The band with roots outside Jacksonville combines a distinctly Southern sound with harmonica and organ and lyrics that paint pictures of mangrove forests, cypress swamps and fishing holes threatened by development.
On Lochloosa, the title track from the band's second CD, songwriter J.J. Grey sums its up:
"All we need is one more damned developer tearing our heart out.
"All we need is one more Mickey Mouse, another golf course, another country club, another gated community."
Lake Lochloosa, he said, is a place outside Jacksonville where he used to fish with his grandfather.
"It's one of my favorite places on earth," he said.
But Grey sees a Florida where houses and strip malls are taking over the hardwood hammocks and palmetto scrub.

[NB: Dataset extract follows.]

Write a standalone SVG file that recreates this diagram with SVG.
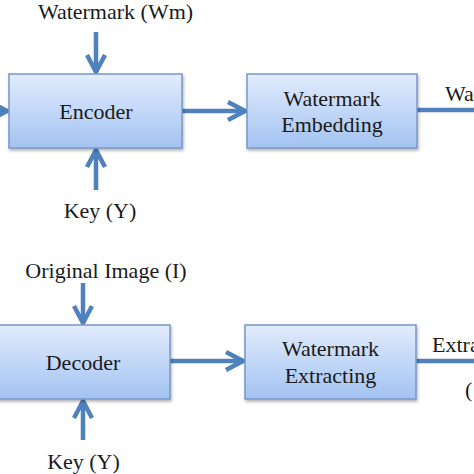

"Where my mom and dad are there are subdivisions all up and down the road," he said. "The only saving grace is the ones out where I live, (lots are) limited to (at least) 5 acres, and most aren't that small. You can still live with the animals."
Songwriter Grey, 37, and guitarist Daryl Hance, 36, have been playing together 15 years. They've become regulars on the music festival circuit.
Grey cut his musical teeth singing in the church choir and listening to his dad's country and gospel music 8-tracks.
"We weren't allowed to listen to rock," he said.
He heard Stevie Wonder and James Brown on a little AM radio, and as he got older his father "lightened up" and let him listen to Casey Kasem's American Top 40 radio show on their way home from church.
Then his sister bought him Lynyrd Skynyrd's Gold and Platinum, and a new world opened up to him.
"Southern rock is Southern not just because of where it's from but because where it's from has so much to do with the way it sounds," he said. "Where you live shapes who you are. It certainly shapes who you are musically, unless you want to be like people on TV."
Grey wrote a lot of songs while working for a lumber yard, driving a truck that had no radio.
Over the years, Grey and Hance experimented with different genres.
"Who knows why you go down different roads," he said. "Eventually we ended up doing what was easiest, and that was music that sounded like home."